'''
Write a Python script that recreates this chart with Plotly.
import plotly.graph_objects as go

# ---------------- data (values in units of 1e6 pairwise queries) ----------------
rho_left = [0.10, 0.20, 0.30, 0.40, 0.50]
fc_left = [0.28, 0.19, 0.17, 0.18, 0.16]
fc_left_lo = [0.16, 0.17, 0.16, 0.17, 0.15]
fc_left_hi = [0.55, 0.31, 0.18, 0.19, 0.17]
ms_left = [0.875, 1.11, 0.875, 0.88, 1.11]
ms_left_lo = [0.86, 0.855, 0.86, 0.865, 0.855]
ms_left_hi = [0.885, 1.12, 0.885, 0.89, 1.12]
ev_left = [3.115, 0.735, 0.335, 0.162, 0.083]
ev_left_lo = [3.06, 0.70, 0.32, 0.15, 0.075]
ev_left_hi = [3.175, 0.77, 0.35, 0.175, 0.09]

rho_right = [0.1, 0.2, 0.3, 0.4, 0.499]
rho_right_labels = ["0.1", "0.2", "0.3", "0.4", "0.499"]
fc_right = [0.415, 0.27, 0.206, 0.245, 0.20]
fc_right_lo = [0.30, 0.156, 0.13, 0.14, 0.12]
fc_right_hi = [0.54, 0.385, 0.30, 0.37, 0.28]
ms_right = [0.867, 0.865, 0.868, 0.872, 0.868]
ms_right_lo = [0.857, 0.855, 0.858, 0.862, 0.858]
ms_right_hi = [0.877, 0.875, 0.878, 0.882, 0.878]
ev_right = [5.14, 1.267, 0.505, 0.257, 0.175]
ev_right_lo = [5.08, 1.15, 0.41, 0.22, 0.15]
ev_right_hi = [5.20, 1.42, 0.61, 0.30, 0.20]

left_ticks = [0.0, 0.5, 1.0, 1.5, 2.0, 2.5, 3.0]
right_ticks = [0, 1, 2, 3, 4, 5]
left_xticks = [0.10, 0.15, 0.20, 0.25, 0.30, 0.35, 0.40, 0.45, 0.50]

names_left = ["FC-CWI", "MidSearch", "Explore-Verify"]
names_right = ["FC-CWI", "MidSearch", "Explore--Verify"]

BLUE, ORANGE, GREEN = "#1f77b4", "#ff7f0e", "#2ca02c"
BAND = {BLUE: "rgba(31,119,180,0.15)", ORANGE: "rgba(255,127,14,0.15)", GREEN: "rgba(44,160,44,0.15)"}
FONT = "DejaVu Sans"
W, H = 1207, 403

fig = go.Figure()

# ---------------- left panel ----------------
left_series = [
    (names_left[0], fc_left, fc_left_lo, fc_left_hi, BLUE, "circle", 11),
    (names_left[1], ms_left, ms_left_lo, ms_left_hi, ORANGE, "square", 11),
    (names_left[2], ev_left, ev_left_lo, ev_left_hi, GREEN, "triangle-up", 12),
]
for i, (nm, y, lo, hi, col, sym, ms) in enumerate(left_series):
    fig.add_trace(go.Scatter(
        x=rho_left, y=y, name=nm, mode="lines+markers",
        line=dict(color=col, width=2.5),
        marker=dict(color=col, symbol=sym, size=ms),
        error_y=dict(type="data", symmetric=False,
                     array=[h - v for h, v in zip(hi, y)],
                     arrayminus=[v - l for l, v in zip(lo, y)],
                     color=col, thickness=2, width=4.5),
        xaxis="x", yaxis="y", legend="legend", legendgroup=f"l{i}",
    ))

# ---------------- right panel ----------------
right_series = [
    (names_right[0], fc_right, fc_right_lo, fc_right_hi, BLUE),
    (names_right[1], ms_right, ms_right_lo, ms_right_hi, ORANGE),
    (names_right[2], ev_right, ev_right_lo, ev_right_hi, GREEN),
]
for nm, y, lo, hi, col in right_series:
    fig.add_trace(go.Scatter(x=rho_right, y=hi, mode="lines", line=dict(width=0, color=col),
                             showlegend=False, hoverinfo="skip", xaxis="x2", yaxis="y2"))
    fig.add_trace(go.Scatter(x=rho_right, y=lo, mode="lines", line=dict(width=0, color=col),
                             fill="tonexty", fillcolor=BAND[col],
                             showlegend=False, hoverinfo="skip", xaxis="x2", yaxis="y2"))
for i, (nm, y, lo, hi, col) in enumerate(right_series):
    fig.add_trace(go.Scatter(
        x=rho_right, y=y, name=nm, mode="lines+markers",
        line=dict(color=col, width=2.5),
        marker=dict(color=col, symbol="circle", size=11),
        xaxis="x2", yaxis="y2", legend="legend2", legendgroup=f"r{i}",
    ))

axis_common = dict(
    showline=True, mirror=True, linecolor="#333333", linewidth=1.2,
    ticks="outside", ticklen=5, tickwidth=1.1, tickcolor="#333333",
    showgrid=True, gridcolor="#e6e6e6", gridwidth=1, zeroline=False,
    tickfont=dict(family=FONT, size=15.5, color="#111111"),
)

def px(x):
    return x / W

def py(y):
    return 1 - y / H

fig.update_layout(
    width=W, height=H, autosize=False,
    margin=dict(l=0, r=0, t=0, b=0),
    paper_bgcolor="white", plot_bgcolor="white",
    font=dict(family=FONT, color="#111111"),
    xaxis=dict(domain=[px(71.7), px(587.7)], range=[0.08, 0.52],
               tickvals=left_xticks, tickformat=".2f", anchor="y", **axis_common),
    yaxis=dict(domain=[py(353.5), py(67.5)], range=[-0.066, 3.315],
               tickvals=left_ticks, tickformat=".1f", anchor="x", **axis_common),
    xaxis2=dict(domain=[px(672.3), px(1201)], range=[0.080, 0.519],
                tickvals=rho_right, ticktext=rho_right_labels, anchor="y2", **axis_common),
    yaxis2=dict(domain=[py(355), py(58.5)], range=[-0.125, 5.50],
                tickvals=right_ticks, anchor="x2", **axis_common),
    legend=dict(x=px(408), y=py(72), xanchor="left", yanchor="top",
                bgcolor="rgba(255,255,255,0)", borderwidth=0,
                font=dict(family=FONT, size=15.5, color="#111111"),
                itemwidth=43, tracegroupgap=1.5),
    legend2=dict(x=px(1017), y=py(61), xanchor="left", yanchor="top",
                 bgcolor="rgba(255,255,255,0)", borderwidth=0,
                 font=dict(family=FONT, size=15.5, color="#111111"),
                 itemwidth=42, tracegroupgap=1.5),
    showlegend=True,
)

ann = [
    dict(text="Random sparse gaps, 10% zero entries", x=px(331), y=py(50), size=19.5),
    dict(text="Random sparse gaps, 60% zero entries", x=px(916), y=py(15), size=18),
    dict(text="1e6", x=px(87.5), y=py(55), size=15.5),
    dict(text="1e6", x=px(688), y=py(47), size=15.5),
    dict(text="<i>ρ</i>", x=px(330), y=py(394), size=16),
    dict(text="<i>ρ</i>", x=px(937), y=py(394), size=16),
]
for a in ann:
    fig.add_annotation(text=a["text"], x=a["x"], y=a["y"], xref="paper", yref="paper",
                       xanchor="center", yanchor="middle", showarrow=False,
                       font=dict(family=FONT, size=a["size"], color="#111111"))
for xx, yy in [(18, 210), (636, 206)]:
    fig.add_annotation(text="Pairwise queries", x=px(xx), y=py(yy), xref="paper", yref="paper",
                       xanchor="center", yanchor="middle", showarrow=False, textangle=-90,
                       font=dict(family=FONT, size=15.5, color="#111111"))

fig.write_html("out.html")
'''
'''
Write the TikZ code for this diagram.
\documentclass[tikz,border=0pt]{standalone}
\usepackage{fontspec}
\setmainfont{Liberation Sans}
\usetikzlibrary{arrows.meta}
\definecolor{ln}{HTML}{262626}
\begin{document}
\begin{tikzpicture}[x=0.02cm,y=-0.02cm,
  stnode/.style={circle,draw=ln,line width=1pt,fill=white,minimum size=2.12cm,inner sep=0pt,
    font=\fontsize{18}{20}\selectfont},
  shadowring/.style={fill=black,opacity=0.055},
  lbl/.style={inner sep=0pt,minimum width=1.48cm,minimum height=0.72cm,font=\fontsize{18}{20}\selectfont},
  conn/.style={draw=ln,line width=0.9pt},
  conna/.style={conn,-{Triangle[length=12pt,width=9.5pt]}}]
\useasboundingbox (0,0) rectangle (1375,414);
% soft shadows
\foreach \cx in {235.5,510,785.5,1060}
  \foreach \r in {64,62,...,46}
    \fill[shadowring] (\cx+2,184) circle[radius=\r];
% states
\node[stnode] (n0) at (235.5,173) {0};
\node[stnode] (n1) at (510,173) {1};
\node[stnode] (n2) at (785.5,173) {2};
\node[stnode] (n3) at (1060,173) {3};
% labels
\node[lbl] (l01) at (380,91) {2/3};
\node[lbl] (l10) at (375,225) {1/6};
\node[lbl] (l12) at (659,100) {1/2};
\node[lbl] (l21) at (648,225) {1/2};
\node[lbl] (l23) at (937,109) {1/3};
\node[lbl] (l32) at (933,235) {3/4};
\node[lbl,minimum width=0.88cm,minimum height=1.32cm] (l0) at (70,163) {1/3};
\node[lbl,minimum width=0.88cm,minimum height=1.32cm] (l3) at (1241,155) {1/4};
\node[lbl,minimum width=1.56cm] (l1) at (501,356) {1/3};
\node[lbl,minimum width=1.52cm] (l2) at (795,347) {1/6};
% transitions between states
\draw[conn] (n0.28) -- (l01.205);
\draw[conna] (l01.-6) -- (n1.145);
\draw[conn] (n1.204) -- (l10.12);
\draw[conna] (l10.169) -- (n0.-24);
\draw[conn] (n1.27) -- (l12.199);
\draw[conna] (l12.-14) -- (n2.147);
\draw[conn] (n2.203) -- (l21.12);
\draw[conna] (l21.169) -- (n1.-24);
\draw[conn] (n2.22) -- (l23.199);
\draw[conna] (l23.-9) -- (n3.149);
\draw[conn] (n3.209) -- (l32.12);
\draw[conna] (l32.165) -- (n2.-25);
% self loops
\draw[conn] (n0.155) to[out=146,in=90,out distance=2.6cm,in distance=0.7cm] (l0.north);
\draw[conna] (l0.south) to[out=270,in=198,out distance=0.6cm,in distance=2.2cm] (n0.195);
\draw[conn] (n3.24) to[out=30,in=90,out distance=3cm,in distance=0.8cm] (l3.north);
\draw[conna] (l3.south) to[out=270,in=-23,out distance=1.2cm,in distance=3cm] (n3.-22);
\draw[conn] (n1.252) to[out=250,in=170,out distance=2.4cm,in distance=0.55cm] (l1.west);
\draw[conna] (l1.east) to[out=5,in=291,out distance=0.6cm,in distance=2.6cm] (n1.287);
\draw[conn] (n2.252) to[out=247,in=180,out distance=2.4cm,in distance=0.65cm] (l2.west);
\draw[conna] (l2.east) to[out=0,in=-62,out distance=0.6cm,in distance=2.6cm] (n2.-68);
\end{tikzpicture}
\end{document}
'''
• Problem statement: Provide an exact reproduction of only those lines that start at the line containing "Write a Python" and end at the line containing "fig = go.Figure()", inclusive.

• Output:
Write a Python script that recreates this chart with Plotly.
import plotly.graph_objects as go

# ---------------- data (values in units of 1e6 pairwise queries) ----------------
rho_left = [0.10, 0.20, 0.30, 0.40, 0.50]
fc_left = [0.28, 0.19, 0.17, 0.18, 0.16]
fc_left_lo = [0.16, 0.17, 0.16, 0.17, 0.15]
fc_left_hi = [0.55, 0.31, 0.18, 0.19, 0.17]
ms_left = [0.875, 1.11, 0.875, 0.88, 1.11]
ms_left_lo = [0.86, 0.855, 0.86, 0.865, 0.855]
ms_left_hi = [0.885, 1.12, 0.885, 0.89, 1.12]
ev_left = [3.115, 0.735, 0.335, 0.162, 0.083]
ev_left_lo = [3.06, 0.70, 0.32, 0.15, 0.075]
ev_left_hi = [3.175, 0.77, 0.35, 0.175, 0.09]

rho_right = [0.1, 0.2, 0.3, 0.4, 0.499]
rho_right_labels = ["0.1", "0.2", "0.3", "0.4", "0.499"]
fc_right = [0.415, 0.27, 0.206, 0.245, 0.20]
fc_right_lo = [0.30, 0.156, 0.13, 0.14, 0.12]
fc_right_hi = [0.54, 0.385, 0.30, 0.37, 0.28]
ms_right = [0.867, 0.865, 0.868, 0.872, 0.868]
ms_right_lo = [0.857, 0.855, 0.858, 0.862, 0.858]
ms_right_hi = [0.877, 0.875, 0.878, 0.882, 0.878]
ev_right = [5.14, 1.267, 0.505, 0.257, 0.175]
ev_right_lo = [5.08, 1.15, 0.41, 0.22, 0.15]
ev_right_hi = [5.20, 1.42, 0.61, 0.30, 0.20]

left_ticks = [0.0, 0.5, 1.0, 1.5, 2.0, 2.5, 3.0]
right_ticks = [0, 1, 2, 3, 4, 5]
left_xticks = [0.10, 0.15, 0.20, 0.25, 0.30, 0.35, 0.40, 0.45, 0.50]

names_left = ["FC-CWI", "MidSearch", "Explore-Verify"]
names_right = ["FC-CWI", "MidSearch", "Explore--Verify"]

BLUE, ORANGE, GREEN = "#1f77b4", "#ff7f0e", "#2ca02c"
BAND = {BLUE: "rgba(31,119,180,0.15)", ORANGE: "rgba(255,127,14,0.15)", GREEN: "rgba(44,160,44,0.15)"}
FONT = "DejaVu Sans"
W, H = 1207, 403

fig = go.Figure()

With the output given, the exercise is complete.